How can I show uniform convergence?

Question

Let

$f_n(x)=\frac{x^n}{1+x^n},~x\geq 0, ~n\in\mathbb{N}$.

1.1.: Determine the pointwise limi of $(f_n)$, $x\geq 0$.

1.2.: Show that the sequence $(f_n)$ is uniformly convergent on the intervals

$[0,c]$ for $0<c<1$.

$[b,+\infty[$ for $b>1$.

1.3.: Show that there is no uniform convergence on $[1,+\infty[$.

Learning for an upcoming test and I found this one in some problem sheets.

I never dealt with pointwise convergence so I'm not sure how to proceed here. Is it similar to finding the limit of a sequence which is just a point?

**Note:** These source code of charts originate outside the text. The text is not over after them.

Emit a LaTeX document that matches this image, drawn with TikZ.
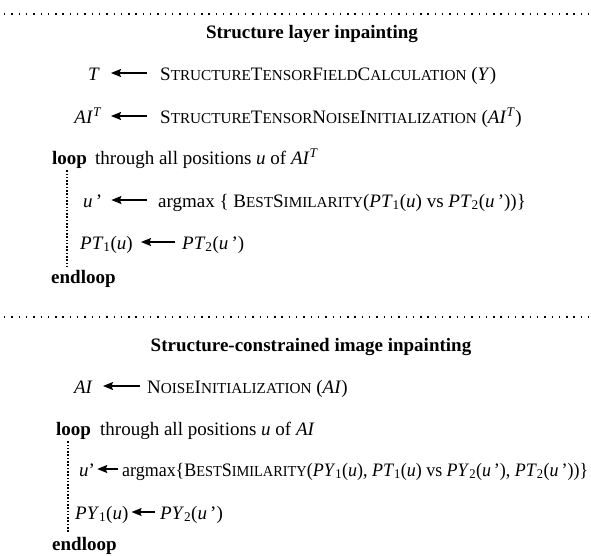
\documentclass[tikz,border=0pt]{standalone}
\usepackage{fontspec}
\setmainfont{Liberation Serif}
\usetikzlibrary{arrows.meta}
\newcommand\smc[1]{{\fontsize{15.2}{18}\selectfont #1}}
\newcommand\pr{\,’}
\begin{document}
\begin{tikzpicture}[x=1pt,y=-1pt,
  txt/.style={inner sep=0pt, anchor=base west, font=\fontsize{19}{23}\selectfont},
  rtxt/.style={txt, anchor=base east},
  ttl/.style={txt, anchor=base, font=\fontsize{19}{23}\selectfont\bfseries},
  arr/.style={-{Stealth[length=10pt,width=8pt,inset=1.5pt]}, line width=1.2pt},
  hdots/.style={line width=1.5pt, dash pattern=on 1.4pt off 5.9pt},
  vdots/.style={line width=1.8pt, dash pattern=on 1.6pt off 1.7pt}]
\useasboundingbox (0,0) rectangle (591,555);

% ---------- section 1 ----------
\draw[hdots] (4,14) -- (591,14);
\node[ttl] (ttl1) at (312,38) {Structure layer inpainting};

\node[rtxt] (t1) at (100,80) {\textit{T}};
\node[txt] (f1) at (160,80) {S\smc{TRUCTURE}T\smc{ENSOR}F\smc{IELD}C\smc{ALCULATION} (\textit{Y})};
\draw[arr] ([shift={(-13,-7)}]f1.base west) -- ([shift={(11,-7)}]t1.base east);

\node[rtxt] (a1) at (102,123) {\textit{AI}\textsuperscript{\textit{T}}};
\node[txt] (f2) at (160,123) {S\smc{TRUCTURE}T\smc{ENSOR}N\smc{OISE}I\smc{NITIALIZATION} (\textit{AI}\textsuperscript{\textit{T}})};
\draw[arr] ([shift={(-13,-7)}]f2.base west) -- ([shift={(9,-7)}]a1.base east);

\node[txt] (l1) at (52,164) {\textbf{loop}};
\node[txt] (th1) at (95,164) {through all positions \textit{u} of \textit{AI}\textsuperscript{\textit{T}}};

\node[txt] (u1) at (83,207) {\textit{u}\pr};
\node[txt] (g1) at (158,207) {argmax \{ B\smc{EST}S\smc{IMILARITY}(\textit{PT}\textsubscript{1}(\textit{u}) vs \textit{PT}\textsubscript{2}(\textit{u}\pr))\}};
\draw[arr] ([shift={(-11,-7)}]g1.base west) -- ([shift={(9,-7)}]u1.base east);

\node[txt] (p1) at (80,249) {\textit{PT}\textsubscript{1}(\textit{u})};
\node[txt] (p2) at (182,249) {\textit{PT}\textsubscript{2}(\textit{u}\pr)};
\draw[arr] ([shift={(-7,-7)}]p2.base west) -- ([shift={(8,-7)}]p1.base east);

\node[txt] (e1) at (51,283) {\textbf{endloop}};
\draw[vdots] ([shift={(15,2)}]l1.south west) -- ([shift={(16,-3)}]e1.north west);

% ---------- section 2 ----------
\draw[hdots] (4,317) -- (591,317);
\node[ttl] (ttl2) at (311,351) {Structure-constrained image inpainting};

\node[rtxt] (a2) at (93,393) {\textit{AI}};
\node[txt] (f3) at (147,393) {N\smc{OISE}I\smc{NITIALIZATION} (\textit{AI})};
\draw[arr] ([shift={(-7,-7)}]f3.base west) -- ([shift={(10,-7)}]a2.base east);

\node[txt] (l2) at (56,435) {\textbf{loop}};
\node[txt] (th2) at (100,435) {through all positions \textit{u} of \textit{AI}};

\node[txt] (u2) at (79,476) {\textit{u}’};
\node[txt] (g2) at (122,476) {\resizebox{466pt}{\height}{argmax\{B\smc{EST}S\smc{IMILARITY}(\textit{PY}\textsubscript{1}(\textit{u}), \textit{PT}\textsubscript{1}(\textit{u}) vs \textit{PY}\textsubscript{2}(\textit{u}\pr), \textit{PT}\textsubscript{2}(\textit{u}\pr))\}}};
\draw[arr] ([shift={(-4,-7)}]g2.base west) -- ([shift={(2,-7)}]u2.base east);

\node[txt] (q1) at (75,519) {\textit{PY}\textsubscript{1}(\textit{u})};
\node[txt] (q2) at (160,519) {\textit{PY}\textsubscript{2}(\textit{u}\pr)};
\draw[arr] ([shift={(-5,-7)}]q2.base west) -- ([shift={(3,-7)}]q1.base east);

\node[txt] (e2) at (52,550) {\textbf{endloop}};
\draw[vdots] ([shift={(12,2)}]l2.south west) -- ([shift={(16,-3)}]e2.north west);
\end{tikzpicture}
\end{document}
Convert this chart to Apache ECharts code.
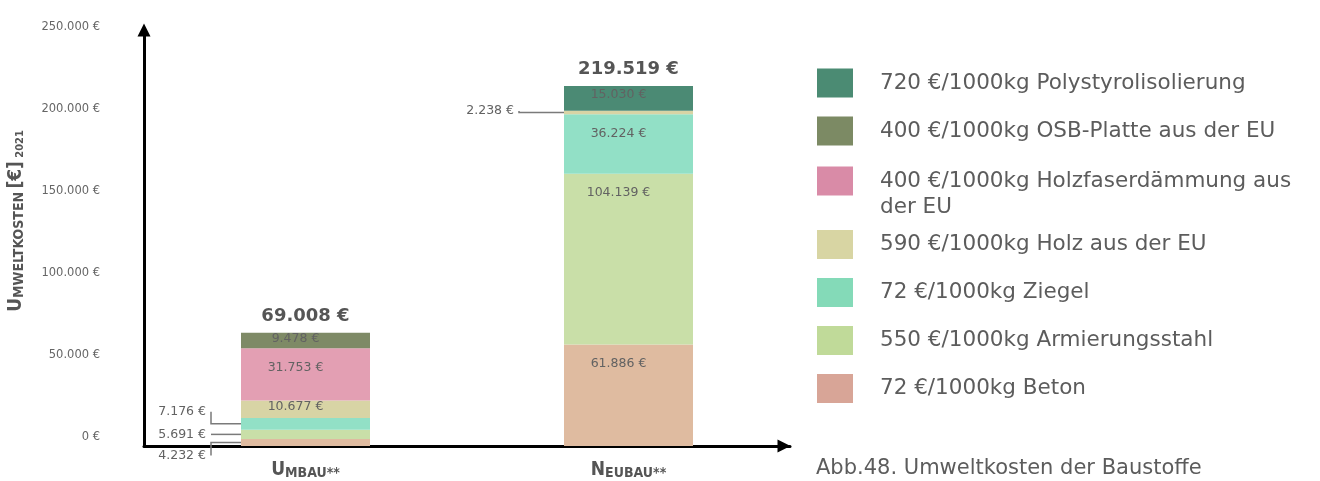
<!DOCTYPE html>
<html>
<head>
<meta charset="utf-8">
<script src="https://cdn.jsdelivr.net/npm/echarts@6/dist/echarts.min.js"></script>
<style>
  html, body { margin: 0; padding: 0; background: #ffffff; }
  #chart { width: 1320px; height: 481px; }
</style>
</head>
<body>
<div id="chart"></div>
<script>
// Building variants on the category axis
const categories = ['Umbau**', 'Neubau**'];

// Material series, stacked from the bottom up
const seriesNames = [
  '72 €/1000kg Beton',
  '550 €/1000kg Armierungsstahl',
  '72 €/1000kg Ziegel',
  '590 €/1000kg Holz aus der EU',
  '400 €/1000kg Holzfaserdämmung aus der EU',
  '400 €/1000kg OSB-Platte aus der EU',
  '720 €/1000kg Polystyrolisolierung'
];

// Environmental costs in € (Umbau, Neubau)
const beton = [4232, 61886];
const armierungsstahl = [5691, 104139];
const ziegel = [7176, 36224];
const holz = [10677, 2238];
const holzfaser = [31753, 0];
const osb = [9478, 0];
const polystyrol = [0, 15030];

// Printed totals above each column
const totals = [69008, 219519];

// Value axis range
const yMin = 0;
const yMax = 250000;
const yStep = 50000;

const legendColors = ['#d8a597', '#c0da99', '#84dab8', '#d8d5a3', '#d98ba7', '#7c8a64', '#4b8b73'];
const barColors = ['#dfbba0', '#c9dfa8', '#92e0c6', '#d8d4a5', '#e39fb3', '#7e8a66', '#4b8a74'];

const stackValues = [beton, armierungsstahl, ziegel, holz, holzfaser, osb, polystyrol];

const barWidth = 129;
const textFont = "'DejaVu Sans', sans-serif";
const capsFont = "'DejaVu Sans Condensed', 'Liberation Sans Narrow', 'DejaVu Sans', sans-serif";

// German thousands separator
function fmt(v) {
  return String(v).replace(/\B(?=(\d{3})+(?!\d))/g, '.') + ' €';
}

// Small segments get their value beside the column with a leader line
// key: seriesIndex-dataIndex, dy = label shift from segment centre, gap = leader length
const sideLabels = {
  '2-0': { dy: -12, gap: 30 },
  '1-0': { dy: 0, gap: 30 },
  '0-0': { dy: 13, gap: 30 },
  '3-1': { dy: -1.5, gap: 45 }
};

function layoutLabel(p) {
  const r = p.rect;
  const side = sideLabels[p.seriesIndex + '-' + p.dataIndex];
  if (side) {
    const cy = r.y + r.height / 2;
    return {
      x: r.x - side.gap - 5,
      y: cy + side.dy,
      align: 'right',
      verticalAlign: 'middle'
    };
  }
  const drop = r.height < 30 ? r.height * 0.36 : 19.5;
  return {
    x: r.x + r.width / 2 - 10,
    y: r.y + drop,
    align: 'center',
    verticalAlign: 'middle'
  };
}

const barSeries = stackValues.map((vals, si) => ({
  name: seriesNames[si],
  type: 'bar',
  stack: 'kosten',
  barWidth: barWidth,
  itemStyle: { color: legendColors[si] },
  emphasis: { disabled: true },
  label: {
    show: true,
    position: 'inside',
    formatter: p => (p.value ? fmt(p.value) : ''),
    fontSize: 12.5,
    color: '#626262',
    fontFamily: textFont
  },
  labelLayout: layoutLabel,
  data: vals.map(v => ({ value: v, itemStyle: { color: barColors[si] } }))
}));

// Leader lines: [category, segment bottom, segment top, dy, gap]
const leaderData = Object.keys(sideLabels).map(key => {
  const [si, di] = key.split('-').map(Number);
  let lo = 0;
  for (let k = 0; k < si; k++) lo += stackValues[k][di];
  return [di, lo, lo + stackValues[si][di], sideLabels[key].dy, sideLabels[key].gap];
});

const leaderSeries = {
  name: 'Hinweislinien',
  type: 'custom',
  silent: true,
  clip: false,
  encode: { x: 0, y: [1, 2] },
  data: leaderData,
  renderItem: (params, api) => {
    const cat = api.value(0);
    const pLo = api.coord([cat, api.value(1)]);
    const pHi = api.coord([cat, api.value(2)]);
    const dy = api.value(3);
    const gap = api.value(4);
    const cy = (pLo[1] + pHi[1]) / 2;
    const left = pLo[0] - barWidth / 2;
    return {
      type: 'polyline',
      shape: { points: [[left, cy], [left - gap, cy], [left - gap, cy + dy]] },
      style: { stroke: '#7a7a7a', lineWidth: 1.5, fill: null }
    };
  }
};

const totalSeries = {
  name: 'Gesamt',
  type: 'scatter',
  data: totals,
  symbolSize: 1,
  silent: true,
  itemStyle: { color: 'rgba(0,0,0,0)', opacity: 1 },
  label: {
    show: true,
    position: 'top',
    distance: 7,
    formatter: p => fmt(p.value),
    fontSize: 18,
    fontWeight: 'bold',
    color: '#555555',
    fontFamily: textFont
  },
  z: 5
};

const legendText = { fontSize: 21.5, color: '#5c5c5c', fontFamily: textFont, padding: [0, 0, 0, 22] };

const legendBase = {
  orient: 'vertical',
  left: 817,
  padding: 0,
  icon: 'rect',
  itemWidth: 36,
  itemHeight: 29,
  itemGap: 19,
  textStyle: legendText
};

const capsRich = {
  b: { fontSize: 19, fontWeight: 'bold', fontFamily: capsFont, color: '#555555', verticalAlign: 'bottom' },
  s: { fontSize: 14, fontWeight: 'bold', fontFamily: capsFont, color: '#555555', verticalAlign: 'bottom' },
  y: { fontSize: 11, fontWeight: 'bold', fontFamily: capsFont, color: '#555555', verticalAlign: 'bottom' }
};

const option = {
  animation: false,
  backgroundColor: '#ffffff',
  title: {
    text: 'Abb.48. Umweltkosten der Baustoffe',
    left: 816,
    top: 458,
    padding: 0,
    textStyle: { fontSize: 21, fontWeight: 'normal', color: '#5c5c5c', fontFamily: textFont }
  },
  legend: [
    Object.assign({}, legendBase, {
      top: 68.5,
      data: [seriesNames[6], seriesNames[5]]
    }),
    Object.assign({}, legendBase, {
      top: 166.5,
      // swatch sits in the upper part of a taller item so it lines up with the first text line
      icon: 'path://M0,0H36V29H0Z M0,55L36,55',
      itemHeight: 55,
      data: [seriesNames[4]],
      formatter: name => name.replace(' aus der EU', ' aus\nder EU'),
      textStyle: Object.assign({}, legendText, { lineHeight: 26 })
    }),
    Object.assign({}, legendBase, {
      top: 230,
      data: [seriesNames[3], seriesNames[2], seriesNames[1], seriesNames[0]]
    })
  ],
  grid: {
    left: 144,
    top: 36,
    width: 646,
    bottom: 35,
    containLabel: false,
    outerBoundsMode: 'none'
  },
  xAxis: {
    type: 'category',
    data: categories,
    axisTick: { show: false },
    axisLine: {
      show: true,
      lineStyle: { color: '#000000', width: 3 },
      symbol: ['none', 'triangle'],
      symbolSize: [13, 13],
      symbolOffset: [0, -6]
    },
    axisLabel: {
      margin: 15,
      formatter: v => '{b|' + v[0].toUpperCase() + '}{s|' + v.slice(1).toUpperCase() + '}',
      rich: capsRich
    }
  },
  yAxis: {
    type: 'value',
    min: yMin,
    max: yMax,
    interval: yStep,
    splitLine: { show: false },
    axisTick: { show: false },
    axisLine: {
      show: true,
      lineStyle: { color: '#000000', width: 3 },
      symbol: ['none', 'triangle'],
      symbolSize: [13, 13],
      symbolOffset: [0, 6]
    },
    axisLabel: {
      formatter: v => fmt(v),
      color: '#666666',
      fontSize: 11.5,
      margin: 44,
      verticalAlign: 'bottom',
      padding: [0, 0, 3, 0],
      fontFamily: textFont
    },
    name: '{b|U}{s|MWELTKOSTEN} {b|[€]} {y|2021}',
    nameLocation: 'middle',
    nameRotate: 90,
    nameGap: 118,
    nameTextStyle: {
      padding: [0, 0, 0, 40],
      rich: capsRich
    }
  },
  series: barSeries.concat([leaderSeries, totalSeries])
};

const chart = echarts.init(document.getElementById('chart'), null, { renderer: 'canvas' });
chart.setOption(option);
</script>
</body>
</html>
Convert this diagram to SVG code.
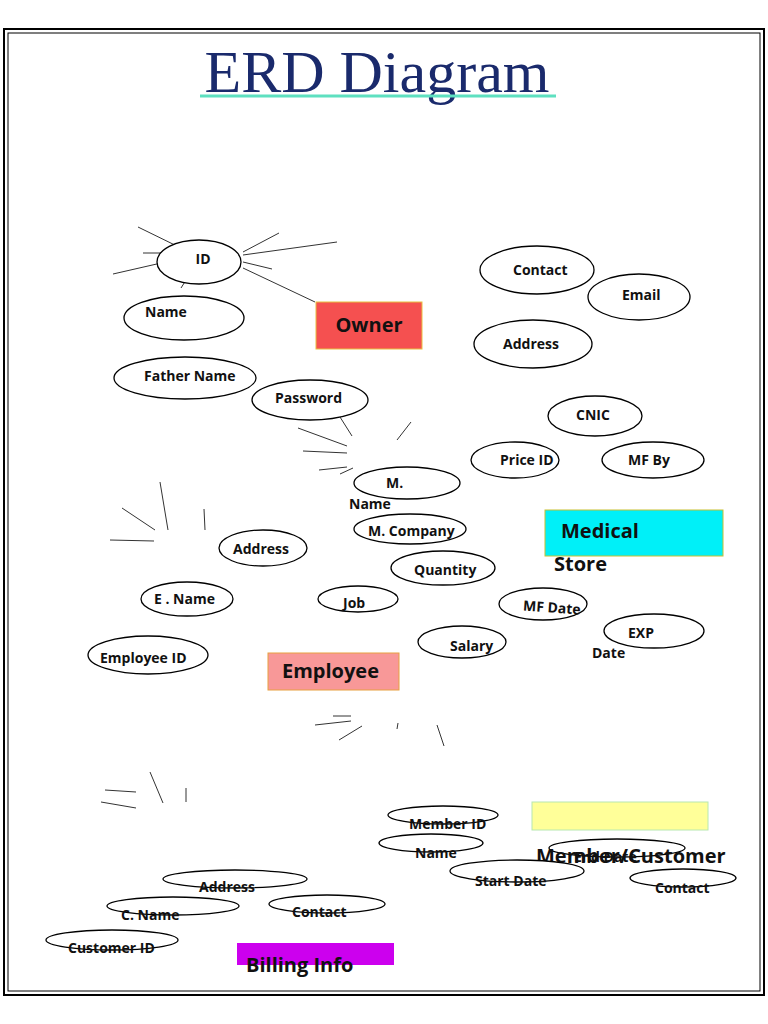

About b: I never heard of uniform convergence so I looked up the wiki entry on it. 'If the speed of the convergence does not depend on x.'

How do I approach this type of problem?

So basically I can't deal with this exercise at all. I'm sorry for the lack of work shown here, but I'm really struggling with metric spaces in general.

Answer 1

Hints:

Check first that

$$\lim_{n\to\infty}\frac{x^n}{1+x^n}=f(x)=\begin{cases}0&,\;\;0\le x<1\\{}\\\dfrac12&,\;\;x=1\\{}\\1&,\;\;x>1\end{cases}$$

and for example, for $\;0\le x\le c<1\;$ :

$$\frac{x^n}{1+x^n}\le c^n$$

and you can apply Wierstrass's M-test with the geometric series.

The case $\;x>1\;$ is similar and I'll let it to you.

Answer 2

1.1 So,here we go..First you will need the definition of Pointwise Convergence.That is:

For any $x\in D$, where $D$ is a domain,and for any $ε>0$,there exists an $N$ such that,for every $n>N$:$∣f_n(x)-f(x)∣<ε$

Also,bear in mind that if $∣$x$∣<1$,then $lim_{n\rightarrow∞}∣$x$∣^t=0$,for any real number $t$ and if $∣x∣>1$,then$∣x∣^t\rightarrow∞$ for any real $t$.

We will show that the given function $f_n(x)$ converges to the function $f(x)=0$ if $0≤∣x∣<1$.

Indeed, notice that $lim_{n\rightarrow∞}∣\frac{x^n}{1+x^n}∣=0$,since $x^n\rightarrow0$.

If $∣x∣>1$ , notice that: $lim_{n\rightarrow∞}∣\frac{x^n}{1+x^n}-1∣=∣\frac{1}{1+x^n}∣=0$. So $f_n$ converges to $f(x)=1$ for $∣x∣>1$

Finally,we check the case for $x=1$. Then $f_n(x)=1/2$ as you immediately verify.